Late Breaking News
A Sea Change for Military Medicine: Walter Reed Joins Navy Medical Center in Bethesda Cont.
Friends, Patients and Medical Personnel Say Goodbye to WRAMC
Over its 102-year history, WRAMC has not only cared for troops but also presidents such as Dwight Eisenhower, Harry Truman, Richard Nixon, Ronald Reagan, George H.W. Bush and George W. Bush. Celebrities such as Bill Cosby, Tom Hanks and Oprah Winfrey have paid visits to troops there.
Army leaders, patients and staff gathered on the grounds of WRAMC in July to celebrate its rich history and mark the closure of the medical facility.
“These doors may close, the address may change but the name, legacy and most importantly the work and the healing will endure,” McHugh said at the closing ceremony in July.
During the ceremony, WRAMC flags were folded and symbolically placed in black cases signifying the end of the unit. Army Surgeon General Lt. Gen. Eric Schoomaker, MD, who recounted beginning his active duty career on the WRAMC campus, told the audience he had full faith and trust that the new Walter Reed National Military Medical Center “will proudly build upon the Walter Reed legacy.”
Walter Reed Health Care System’s commander, Col. Norvell Coots, told reporters at that ceremony that the move to build the new medical center was about what was best for the patients.
“When you look at Walter Reed, we are 113 acres here in the middle of Washington DC, with 72 buildings, many dating back to the beginning of the 20th century,” he said. “There is no room to expand to meet the changing demands of the complexity of the warriors we have now and the equipment needs as medical science changes, but over at Bethesda there was land to build on.”
Sidebar: A new feature of the Walter Reed National Military Medical Center is the Comprehensive Cancer Center. Located on the third floor of one of the new buildings of the medical center, its services include infusion therapy, medical oncology, surgical oncology, prostate, gynecology, breast care and breast imaging, among others.
This one-of-its-kind center in DoD houses all cancer services together, so that patients do not have to go to different buildings or facilities for care, Col. Craig Shriver, WRNMMC interim director of the Comprehensive Cancer Center and chief of Breast Center told U.S. Medicine.

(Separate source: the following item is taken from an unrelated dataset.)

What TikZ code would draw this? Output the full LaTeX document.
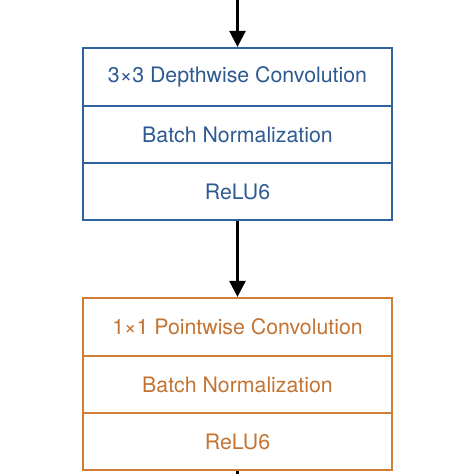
\documentclass[tikz,border=0pt]{standalone}
\usepackage{fontspec}
\setmainfont{TeX Gyre Heros}
\usetikzlibrary{arrows.meta}
\definecolor{bl}{RGB}{45,100,160}
\definecolor{bltext}{RGB}{45,90,145}
\definecolor{og}{RGB}{210,125,55}
\definecolor{ogtext}{RGB}{195,115,50}
\tikzset{
  cell/.style={draw, line width=2.2pt, minimum width=309pt, inner sep=0pt, font=\fontsize{21.3}{24}\selectfont},
  bcell/.style={cell, draw=bl, text=bltext},
  ocell/.style={cell, draw=og, text=ogtext},
  flow/.style={line width=2.6pt, -{Triangle[width=16pt,length=16pt]}}
}
\begin{document}
\begin{tikzpicture}[x=1pt,y=-1pt]
\useasboundingbox (0,0) rectangle (474,474);
\node[bcell, minimum height=58pt] (b1) at (237.5,77) {3×3 Depthwise Convolution};
\node[bcell, minimum height=57pt] (b2) at (237.5,134.5) {Batch Normalization};
\node[bcell, minimum height=57pt] (b3) at (237.5,191.5) {ReLU6};
\node[ocell, minimum height=58pt] (o1) at (237.5,327) {1×1 Pointwise Convolution};
\node[ocell, minimum height=57pt] (o2) at (237.5,384.5) {Batch Normalization};
\node[ocell, minimum height=57pt] (o3) at (237.5,441.5) {ReLU6};
\coordinate (top) at (237.5,-2);
\coordinate (bot) at (237.5,480);
\draw[flow] (top) -- (b1.north);
\draw[flow] (b3.south) -- (o1.north);
\draw[line width=2.6pt] (o3.south) -- (bot);
\end{tikzpicture}
\end{document}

“If you have one unit of medical oncology over there on the campus and surgical oncology over here on the campus, and the breast center is here, and down there is radiology, and the patient is traveling around getting various consultations, [then] treatment really is not patient-centered care,” he said.
The center combines the Cancer Centers of Excellence at WRAMC and NNMC.
“It is sort of one of those situations where two plus two equals more than four because it now frees up people to provide much more delivery of care, while also gaining a lot of efficiencies for DoD, in terms for reducing duplication of effort on administrative and other events,” added Shriver.
Acting Deputy Director of the Comprehensive Cancer Center Army Lt. Col. Christopher Gallagher said, now that the WRAMC clinical trials research program has moved to the new medical center, patients who may have been initially seen, treated or evaluated at NNMC will no longer have to travel back and forth for a research trial that was offered at WRAMC. In addition, the hematology and oncology stem cell transplant service at WRAMC is in the new cancer center.
Shriver said the center also includes the only breast-specific MRI in the DoD, he said.
“The positives to that is that it is configured much better for patient safety and comfort,” he said. “You don’t have to change out the mechanics of the machine. If you have an MRI machine looking at knees, spines, brains and breasts, you have to change the coil and the configuration of the machine and the software. This is configured only for breasts.”